* Problem description
Read the lines below. Copy out any that hold the string "with".
-- -- --
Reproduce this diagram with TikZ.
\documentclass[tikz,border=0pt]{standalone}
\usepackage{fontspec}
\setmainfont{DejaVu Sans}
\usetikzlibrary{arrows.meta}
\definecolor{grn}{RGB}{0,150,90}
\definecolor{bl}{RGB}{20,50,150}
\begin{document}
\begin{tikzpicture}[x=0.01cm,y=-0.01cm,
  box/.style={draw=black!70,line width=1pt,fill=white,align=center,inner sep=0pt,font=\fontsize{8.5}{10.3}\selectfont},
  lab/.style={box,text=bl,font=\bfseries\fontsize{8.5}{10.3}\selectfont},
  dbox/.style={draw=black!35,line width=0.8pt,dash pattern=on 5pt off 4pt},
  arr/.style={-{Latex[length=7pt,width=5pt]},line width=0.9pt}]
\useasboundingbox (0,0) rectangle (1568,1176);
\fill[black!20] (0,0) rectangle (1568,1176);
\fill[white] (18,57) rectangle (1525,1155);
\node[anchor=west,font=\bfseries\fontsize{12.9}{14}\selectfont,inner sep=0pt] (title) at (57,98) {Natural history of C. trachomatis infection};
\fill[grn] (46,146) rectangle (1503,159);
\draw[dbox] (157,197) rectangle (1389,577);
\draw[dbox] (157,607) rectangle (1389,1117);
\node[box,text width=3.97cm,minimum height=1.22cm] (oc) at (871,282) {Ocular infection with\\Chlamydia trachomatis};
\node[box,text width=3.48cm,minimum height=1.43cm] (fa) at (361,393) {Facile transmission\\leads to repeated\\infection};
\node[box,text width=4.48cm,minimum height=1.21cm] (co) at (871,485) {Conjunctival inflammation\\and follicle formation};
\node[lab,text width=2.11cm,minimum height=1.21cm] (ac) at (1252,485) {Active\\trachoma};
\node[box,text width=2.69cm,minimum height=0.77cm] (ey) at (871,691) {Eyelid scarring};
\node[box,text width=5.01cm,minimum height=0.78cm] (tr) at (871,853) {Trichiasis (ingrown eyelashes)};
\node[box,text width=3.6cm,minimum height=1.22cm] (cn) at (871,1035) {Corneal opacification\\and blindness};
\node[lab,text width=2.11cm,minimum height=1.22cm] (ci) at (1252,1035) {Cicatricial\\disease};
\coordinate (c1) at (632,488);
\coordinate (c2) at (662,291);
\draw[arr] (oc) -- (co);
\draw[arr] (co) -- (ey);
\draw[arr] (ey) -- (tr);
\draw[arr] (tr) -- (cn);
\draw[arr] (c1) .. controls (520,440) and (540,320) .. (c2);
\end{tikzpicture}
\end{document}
-- -- --
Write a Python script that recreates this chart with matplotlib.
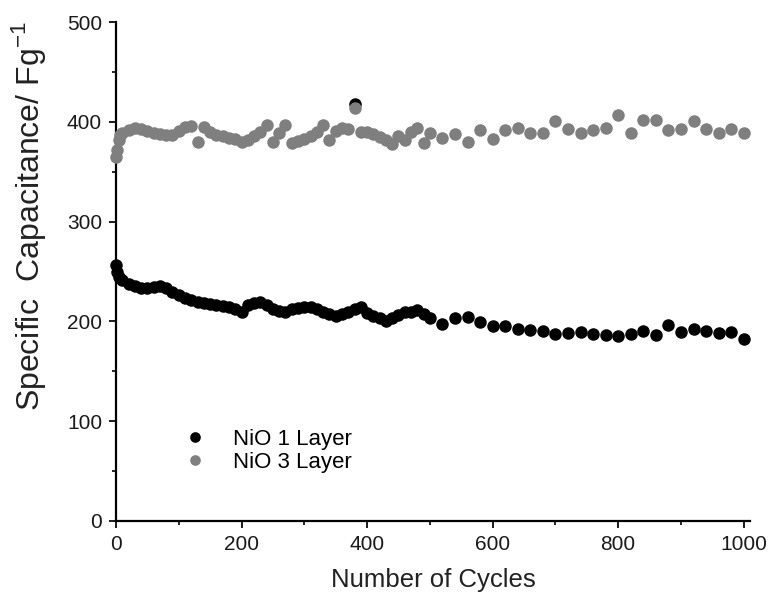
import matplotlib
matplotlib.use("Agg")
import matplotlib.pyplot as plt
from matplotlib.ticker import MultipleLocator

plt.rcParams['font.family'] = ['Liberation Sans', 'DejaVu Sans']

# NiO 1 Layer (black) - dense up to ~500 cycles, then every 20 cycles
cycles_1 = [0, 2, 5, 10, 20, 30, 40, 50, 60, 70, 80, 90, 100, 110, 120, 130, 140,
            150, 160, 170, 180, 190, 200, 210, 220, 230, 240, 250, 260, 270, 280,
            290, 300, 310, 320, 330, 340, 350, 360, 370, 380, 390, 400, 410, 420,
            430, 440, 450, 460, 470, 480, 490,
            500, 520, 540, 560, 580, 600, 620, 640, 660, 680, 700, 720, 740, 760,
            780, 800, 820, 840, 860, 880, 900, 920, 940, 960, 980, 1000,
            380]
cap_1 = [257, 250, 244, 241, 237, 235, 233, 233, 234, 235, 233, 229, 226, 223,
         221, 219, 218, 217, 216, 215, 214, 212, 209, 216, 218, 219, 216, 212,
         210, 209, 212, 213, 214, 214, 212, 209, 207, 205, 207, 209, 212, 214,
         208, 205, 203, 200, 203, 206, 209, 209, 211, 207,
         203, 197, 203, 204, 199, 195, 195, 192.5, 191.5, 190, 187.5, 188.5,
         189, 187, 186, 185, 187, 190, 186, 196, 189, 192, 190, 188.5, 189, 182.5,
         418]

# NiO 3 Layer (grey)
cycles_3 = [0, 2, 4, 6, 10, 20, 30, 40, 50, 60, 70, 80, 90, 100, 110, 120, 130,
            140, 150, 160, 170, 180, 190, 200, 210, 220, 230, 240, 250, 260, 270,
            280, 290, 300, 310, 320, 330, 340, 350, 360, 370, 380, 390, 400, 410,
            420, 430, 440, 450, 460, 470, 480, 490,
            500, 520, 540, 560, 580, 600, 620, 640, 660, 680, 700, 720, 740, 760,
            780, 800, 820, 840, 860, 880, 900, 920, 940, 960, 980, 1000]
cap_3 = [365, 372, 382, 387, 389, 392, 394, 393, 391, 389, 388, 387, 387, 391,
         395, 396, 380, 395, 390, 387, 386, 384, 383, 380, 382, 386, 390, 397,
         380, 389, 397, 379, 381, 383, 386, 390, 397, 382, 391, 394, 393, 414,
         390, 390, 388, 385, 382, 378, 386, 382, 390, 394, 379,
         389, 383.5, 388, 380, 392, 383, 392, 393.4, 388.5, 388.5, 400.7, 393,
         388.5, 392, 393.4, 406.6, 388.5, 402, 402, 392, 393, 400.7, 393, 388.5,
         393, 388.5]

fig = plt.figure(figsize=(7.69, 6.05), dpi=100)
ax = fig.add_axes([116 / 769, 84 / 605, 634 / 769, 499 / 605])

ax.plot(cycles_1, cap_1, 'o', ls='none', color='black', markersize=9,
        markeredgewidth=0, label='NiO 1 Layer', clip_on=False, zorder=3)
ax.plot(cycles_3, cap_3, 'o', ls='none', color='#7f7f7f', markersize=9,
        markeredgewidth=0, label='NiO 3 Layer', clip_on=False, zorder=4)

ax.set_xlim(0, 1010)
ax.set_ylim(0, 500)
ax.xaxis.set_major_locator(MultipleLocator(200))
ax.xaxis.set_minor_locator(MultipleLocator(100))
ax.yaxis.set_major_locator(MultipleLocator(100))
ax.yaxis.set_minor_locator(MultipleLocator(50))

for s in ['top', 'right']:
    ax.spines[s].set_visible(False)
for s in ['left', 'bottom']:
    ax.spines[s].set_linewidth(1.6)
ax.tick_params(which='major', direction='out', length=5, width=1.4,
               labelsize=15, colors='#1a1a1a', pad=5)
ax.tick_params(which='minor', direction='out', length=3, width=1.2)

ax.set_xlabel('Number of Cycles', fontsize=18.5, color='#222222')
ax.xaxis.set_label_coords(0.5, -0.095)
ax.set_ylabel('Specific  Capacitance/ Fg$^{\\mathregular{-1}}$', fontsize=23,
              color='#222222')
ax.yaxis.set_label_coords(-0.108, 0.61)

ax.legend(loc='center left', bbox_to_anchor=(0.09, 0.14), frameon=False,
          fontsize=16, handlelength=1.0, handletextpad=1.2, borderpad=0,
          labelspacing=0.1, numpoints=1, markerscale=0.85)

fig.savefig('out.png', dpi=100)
-- -- --
* Finished task
Reproduce this diagram with TikZ.
\node[box,text width=3.97cm,minimum height=1.22cm] (oc) at (871,282) {Ocular infection with\\Chlamydia trachomatis};
Write a Python script that recreates this chart with matplotlib.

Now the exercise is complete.